Introduction: Internet users are increasingly using the worldwide web to search for information relating
to their health. This situation makes it necessary to create specialized tools capable of supporting users in
their searches.
Objective: To apply and compare strategies that were developed to investigate the use of the Portuguese
version of Medical Subject Headings (MeSH) for constructing an automated classifier for Brazilian Portuguese-
language web-based content within or outside of the field of healthcare, focusing on the lay public.
Methods: 3658 Brazilian web pages were used to train the classifier and 606 Brazilian web pages were
used to validate it.
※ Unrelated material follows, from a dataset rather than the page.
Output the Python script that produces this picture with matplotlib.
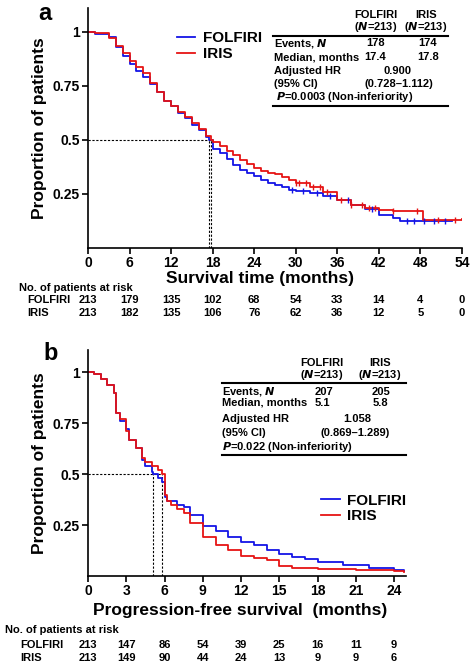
import matplotlib
matplotlib.use("Agg")
import matplotlib.pyplot as plt
import numpy as np

plt.rcParams['font.family'] = ['Liberation Sans', 'DejaVu Sans']
plt.rcParams['font.weight'] = 'bold'

BLUE = '#1414e6'
RED = '#e61414'

# Panel a: overall survival
a_folfiri_t = [0, 1, 3, 4, 5, 6, 7, 8, 9, 10, 11, 12, 13, 14, 15, 16, 17, 17.4, 18, 19, 20, 21, 22, 23, 24, 25, 26, 27, 28, 29, 30, 32, 34, 36, 38, 40, 42, 44, 45, 52.5]
a_folfiri_s = [1, 0.99, 0.975, 0.93, 0.89, 0.85, 0.82, 0.79, 0.76, 0.72, 0.68, 0.655, 0.625, 0.6, 0.57, 0.545, 0.515, 0.5, 0.46, 0.44, 0.41, 0.385, 0.36, 0.345, 0.335, 0.315, 0.3, 0.29, 0.28, 0.27, 0.265, 0.255, 0.24, 0.224, 0.2, 0.18, 0.154, 0.14, 0.123, 0.123]
a_iris_t = [0, 1, 3, 4, 5, 6, 7, 8, 9, 10, 11, 12, 13, 14, 15, 16, 17, 17.8, 18, 19, 20, 21, 22, 23, 24, 25, 26, 27, 28, 29, 30, 32, 34, 36, 38, 40, 42, 44, 48.3, 53.5, 54]
a_iris_s = [1, 0.995, 0.97, 0.935, 0.9, 0.865, 0.835, 0.81, 0.765, 0.72, 0.68, 0.655, 0.63, 0.605, 0.58, 0.55, 0.52, 0.5, 0.49, 0.47, 0.45, 0.43, 0.405, 0.39, 0.37, 0.355, 0.345, 0.34, 0.33, 0.315, 0.3, 0.28, 0.26, 0.224, 0.2, 0.185, 0.175, 0.17, 0.128, 0.128, 0.135]
a_folfiri_cens = [29.5, 31, 33, 35, 37.5, 41, 46, 47, 48.5, 50, 51.5]
a_iris_cens = [30, 30.5, 31.5, 32.5, 33.5, 34.5, 36.5, 38, 39.5, 40.5, 41.5, 44, 47.5, 50.5, 53]
a_xticks = [0, 6, 12, 18, 24, 30, 36, 42, 48, 54]
a_risk_folfiri = [213, 179, 135, 102, 68, 54, 33, 14, 4, 0]
a_risk_iris = [213, 182, 135, 106, 76, 62, 36, 12, 5, 0]
a_median = [17.4, 17.8]

# Panel b: progression-free survival
b_folfiri_t = [0, 0.5, 1, 1.5, 2, 2.2, 2.5, 3, 3.2, 3.8, 4.2, 4.5, 5, 5.1, 5.5, 5.8, 6, 6.2, 7, 7.5, 8, 9, 10, 11, 12, 13, 14, 15, 16, 17, 18, 20, 22, 24, 24.8]
b_folfiri_s = [1, 0.99, 0.97, 0.94, 0.9, 0.8, 0.76, 0.72, 0.67, 0.63, 0.57, 0.54, 0.51, 0.5, 0.48, 0.46, 0.39, 0.37, 0.35, 0.34, 0.3, 0.245, 0.22, 0.19, 0.165, 0.15, 0.13, 0.11, 0.095, 0.085, 0.07, 0.055, 0.04, 0.03, 0.025]
b_iris_t = [0, 0.5, 1, 1.5, 2, 2.2, 2.5, 3, 3.2, 3.8, 4.2, 4.5, 5, 5.5, 5.8, 6, 6.2, 6.5, 7, 7.5, 8, 9, 10, 11, 12, 13, 14, 15, 16, 18, 21, 24, 24.8]
b_iris_s = [1, 0.99, 0.97, 0.94, 0.9, 0.8, 0.77, 0.71, 0.67, 0.63, 0.58, 0.56, 0.54, 0.52, 0.5, 0.4, 0.37, 0.35, 0.33, 0.31, 0.26, 0.19, 0.15, 0.13, 0.1, 0.09, 0.08, 0.05, 0.04, 0.033, 0.03, 0.025, 0.02]
b_xticks = [0, 3, 6, 9, 12, 15, 18, 21, 24]
b_risk_folfiri = [213, 147, 86, 54, 39, 25, 16, 11, 9]
b_risk_iris = [213, 149, 90, 44, 24, 13, 9, 9, 6]
b_median = [5.1, 5.8]
yticks = [0.25, 0.5, 0.75, 1]
ytick_labels = ['0.25', '0.5', '0.75', '1']

W, H = 474, 663
fig = plt.figure(figsize=(W / 100, H / 100), dpi=100)

def T(x, y, s, size=8, ha='left', **kw):
    fig.text(x / W, 1 - y / H, s, fontsize=size, ha=ha, va='center', fontweight='bold', **kw)

def setup(ax, xmax, xticks):
    ax.set_xlim(0, xmax)
    ax.set_ylim(0, 1.11)
    ax.spines['top'].set_visible(False)
    ax.spines['right'].set_visible(False)
    ax.spines['left'].set_linewidth(1.2)
    ax.spines['bottom'].set_linewidth(1.2)
    ax.set_xticks(xticks)
    ax.set_xticklabels([str(v) for v in xticks], fontsize=10, fontweight='bold')
    ax.set_yticks(yticks)
    ax.set_yticklabels(ytick_labels, fontsize=10, fontweight='bold')
    ax.tick_params(length=4, width=1.2, pad=2)
    ax.set_ylabel('Proportion of patients', fontsize=12.5, fontweight='bold', labelpad=4)

def median_lines(ax, meds):
    ax.plot([0, max(meds)], [0.5, 0.5], ls=(0, (2, 1.5)), color='k', lw=0.8)
    for m in meds:
        ax.plot([m, m], [0, 0.5], ls=(0, (2, 1.5)), color='k', lw=0.8)

# Panel a
axa = fig.add_axes([88 / W, 1 - 248 / H, (462 - 88) / W, (248 - 8) / H])
setup(axa, 54, a_xticks)
median_lines(axa, a_median)
axa.step(a_folfiri_t, a_folfiri_s, where='post', color=BLUE, lw=1.3, label='FOLFIRI')
axa.step(a_iris_t, a_iris_s, where='post', color=RED, lw=1.3, label='IRIS')
for c, t_, s_, ts in [(BLUE, a_folfiri_t, a_folfiri_s, a_folfiri_cens), (RED, a_iris_t, a_iris_s, a_iris_cens)]:
    ys = [s_[np.searchsorted(t_, x, side='right') - 1] for x in ts]
    axa.plot(ts, ys, ls='none', marker='|', ms=5, color=c, mew=1)
axa.legend(loc='upper left', bbox_to_anchor=(0.2, 0.96), frameon=False,
           handlelength=1.2, handletextpad=0.5, labelspacing=0.1, prop={'weight': 'bold', 'size': 11})

T(38, 13, 'a', size=17)
T(260, 278, 'Survival time (months)', size=12.5, ha='center')
T(19, 288, 'No. of patients at risk', size=8)
T(27, 300, 'FOLFIRI', size=8)
T(27, 313, 'IRIS', size=8)
for i, x in enumerate(a_xticks):
    px = 88 + x * (462 - 88) / 54
    T(px, 300, str(a_risk_folfiri[i]), size=8, ha='center')
    T(px, 313, str(a_risk_iris[i]), size=8, ha='center')

T(376, 15, 'FOLFIRI', size=8, ha='center')
T(376, 27, '($\\mathbfit{N}$=213)', size=8, ha='center')
T(426, 15, 'IRIS', size=8, ha='center')
T(426, 27, '($\\mathbfit{N}$=213)', size=8, ha='center')
fig.add_artist(plt.Line2D([273 / W, 448 / W], [1 - 36 / H, 1 - 36 / H], color='k', lw=1.5))
T(274, 43, 'Events, $\\mathbfit{N}$', size=8)
T(274, 57, 'Median, months', size=8)
T(274, 71, 'Adjusted HR', size=8)
T(274, 84, '(95% CI)', size=8)
T(276, 97, '$\\mathbfit{P}$=0.0003 (Non-inferiority)', size=8)
T(376, 43, '178', size=8, ha='center')
T(428, 43, '174', size=8, ha='center')
T(375, 57, '17.4', size=8, ha='center')
T(428, 57, '17.8', size=8, ha='center')
T(397, 71, '0.900', size=8, ha='center')
T(399, 84, '(0.728\u20131.112)', size=8, ha='center')
fig.add_artist(plt.Line2D([273 / W, 448 / W], [1 - 106 / H, 1 - 106 / H], color='k', lw=1.5))

# Panel b
axb = fig.add_axes([88 / W, 1 - 576 / H, (406 - 88) / W, (576 - 350) / H])
setup(axb, 24 * (406 - 88) / (394 - 88), b_xticks)
median_lines(axb, b_median)
axb.step(b_folfiri_t, b_folfiri_s, where='post', color=BLUE, lw=1.3, label='FOLFIRI')
axb.step(b_iris_t, b_iris_s, where='post', color=RED, lw=1.3, label='IRIS')
axb.legend(loc='upper left', bbox_to_anchor=(0.69, 0.425), frameon=False,
           handlelength=1.2, handletextpad=0.5, labelspacing=0.1, prop={'weight': 'bold', 'size': 11})

T(43, 354, 'b', size=17)
T(240, 611, 'Progression-free survival  (months)', size=12.5, ha='center')
T(5, 630, 'No. of patients at risk', size=8)
T(20, 645, 'FOLFIRI', size=8)
T(20, 658, 'IRIS', size=8)
for i, x in enumerate(b_xticks):
    px = 88 + x * (394 - 88) / 24
    T(px, 645, str(b_risk_folfiri[i]), size=8, ha='center')
    T(px, 658, str(b_risk_iris[i]), size=8, ha='center')

T(322, 363, 'FOLFIRI', size=8, ha='center')
T(322, 375, '($\\mathbfit{N}$=213)', size=8, ha='center')
T(380, 363, 'IRIS', size=8, ha='center')
T(380, 375, '($\\mathbfit{N}$=213)', size=8, ha='center')
fig.add_artist(plt.Line2D([222 / W, 406 / W], [1 - 383 / H, 1 - 383 / H], color='k', lw=1.5))
T(222, 392, 'Events, $\\mathbfit{N}$', size=8)
T(222, 403, 'Median, months', size=8)
T(222, 419, 'Adjusted HR', size=8)
T(222, 433, '(95% CI)', size=8)
T(222, 447, '$\\mathbfit{P}$=0.022 (Non-inferiority)', size=8)
T(324, 392, '207', size=8, ha='center')
T(381, 392, '205', size=8, ha='center')
T(322, 403, '5.1', size=8, ha='center')
T(380, 403, '5.8', size=8, ha='center')
T(357, 419, '1.058', size=8, ha='center')
T(355, 433, '(0.869\u20131.289)', size=8, ha='center')
fig.add_artist(plt.Line2D([222 / W, 406 / W], [1 - 455 / H, 1 - 455 / H], color='k', lw=1.5))

fig.savefig('out.png', dpi=100)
The strategies proposed were constructed using content-based vector methods for text
classification, such that Naive Bayes was used for the task of classifying vector patterns with characteristics
obtained through the proposed strategies.
Results: A strategy named InDeCS was developed specifically to adapt MeSH for the problem that was put
forward. This approach achieved better accuracy for this pattern classification task (0.94 sensitivity, specificity
and area under the ROC curve).
Conclusions: Because of the significant results achieved by InDeCS, this tool has been successfully applied
to the Brazilian healthcare search portal known as Busca Saúde. Furthermore, it could be shown that
MeSH presents important results when used for the task of classifying web-based content focusing on
the lay public. It was also possible to show from this study that MeSH was able to map out mutable
non-deterministic characteristics of the web.